# How to handle irregular interval censoring in a Cox model in R or Stata

I'm trying to model a weekly process of adoption (adoption events could only occur on Fridays) using the coxph function, but a large quantity of observations are missing for the first 6 years, leaving me with psuedo annual data at irregular intervals.

The problem is, R's method for handling interval censoring appears to assume regular time intervals. As I understand this vignette, interval censored data is represented by three numbers (appropriate medical analogy in parentheses):

1. First non-adopted observation (or first "well" observation)
2. Last non-adopted observation (or last "well" observation)
3. First adopted observation (first infected or death observation)

What I would like to do is elide the last-adopted observation, and instead include a list of missing observation times. In my case, since my basic time unit is a week, specifying that between weeks 5 and 20, 27 and 34 etc. observations were missing would be much more appropriate. Otherwise, it just appears as though massive collections of events happened very irregularly, and the cox model does not take into account the fact that events could have happened during those missing weeks.

Another potential problem is that it is conceivable for an adoption event to occur during the censored time interval and then an "un-adoption" event happens before the next observation. I think the medical analogy normally gets around this problem because events like infection and death are unlikely to have gotten better by the time of the next observation (though it's presumably a problem for them as well in the former case).

My hope is that the trick John Fox uses to handle time dependent covariates will allow me to deal with this problem.
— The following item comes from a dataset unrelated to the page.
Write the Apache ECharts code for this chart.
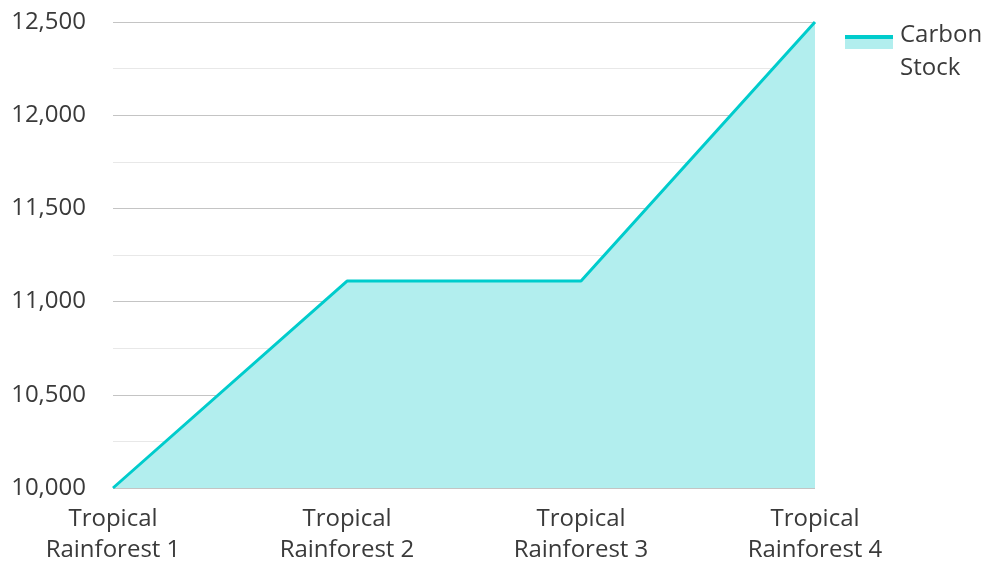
<!DOCTYPE html>
<html>
<head>
<meta charset="utf-8">
<script src="https://cdn.jsdelivr.net/npm/echarts@6/dist/echarts.min.js"></script>
<style>
  html, body { margin: 0; padding: 0; background: #fff; }
  #chart { width: 986px; height: 563px; }
</style>
</head>
<body>
<div id="chart"></div>
<script>
// Carbon stock per tropical rainforest site
const categories = ['Tropical\nRainforest 1', 'Tropical\nRainforest 2', 'Tropical\nRainforest 3', 'Tropical\nRainforest 4'];
const carbonStock = [10000, 11110, 11110, 12500];
const seriesName = 'Carbon\nStock';

const lineColor = '#00cccc';
const fillColor = '#b2eeee';
const textColor = '#3a3a3a';
const font = '"Open Sans", "Noto Sans", sans-serif';

const chart = echarts.init(document.getElementById('chart'));
chart.setOption({
  animation: false,
  textStyle: { fontFamily: font },
  grid: { left: 113, right: 171, top: 22, bottom: 75, containLabel: false, outerBoundsMode: 'none' },
  legend: {
    left: 840,
    top: 14,
    icon: 'rect',
    itemWidth: 48,
    itemHeight: 66,
    textStyle: { fontSize: 24, color: textColor, lineHeight: 33, fontFamily: font, padding: [0, 0, 0, 2] },
    data: [{
      name: seriesName,
      itemStyle: {
        color: {
          type: 'linear', x: 0, y: 0, x2: 0, y2: 1,
          colorStops: [
            { offset: 0, color: 'rgba(255,255,255,0)' },
            { offset: 0.25, color: 'rgba(255,255,255,0)' },
            { offset: 0.25, color: lineColor },
            { offset: 0.30, color: lineColor },
            { offset: 0.30, color: fillColor },
            { offset: 0.46, color: fillColor },
            { offset: 0.46, color: 'rgba(255,255,255,0)' },
            { offset: 1, color: 'rgba(255,255,255,0)' }
          ]
        }
      }
    }]
  },
  xAxis: {
    type: 'category',
    data: categories,
    boundaryGap: false,
    axisLine: { show: false },
    axisTick: { show: false },
    axisLabel: { fontSize: 24, color: textColor, lineHeight: 31, margin: 16, fontFamily: font }
  },
  yAxis: {
    type: 'value',
    min: 10000,
    max: 12500,
    interval: 500,
    axisLine: { show: false },
    axisTick: { show: false },
    axisLabel: {
      fontSize: 24, color: textColor, margin: 27, fontFamily: font,
      formatter: v => v.toLocaleString('en-US')
    },
    splitLine: { lineStyle: { color: '#c4c4c4', width: 1 } },
    minorTick: { show: false, splitNumber: 2 },
    minorSplitLine: { show: true, lineStyle: { color: '#e8e8e8', width: 1 } }
  },
  series: [{
    name: seriesName,
    type: 'line',
    data: carbonStock,
    symbol: 'none',
    lineStyle: { color: lineColor, width: 3 },
    itemStyle: { color: lineColor },
    areaStyle: { color: fillColor, opacity: 1 }
  }]
});
</script>
</body>
</html>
Any suggestions welcome (Stata would also be an option) thanks very much.

## 2 Answers

I don't know if this is going to help much, but economists sometimes think about data like these as discrete time event history data, and fit (strings of) logistic regression models to them. See e.g. http://www.ats.ucla.edu/stat/stata/library/survival2.htm. And apparently you can add random effects to that to control for correlation within the same subject: http://www.jstor.org/stable/3068299.

I agree with the answer of StasK and would like to add the following. If you are willing to use Stata, have a look at Stephen Jenkins' pgmhaz8 routine. It will do the trick. You can also have a look at his 1995 paper on the subject. If you are a little comfortable with R, you wil be able to implement these methods without too much pain. You can use the reshape package to structure the data and the glm funtion to estimate the model.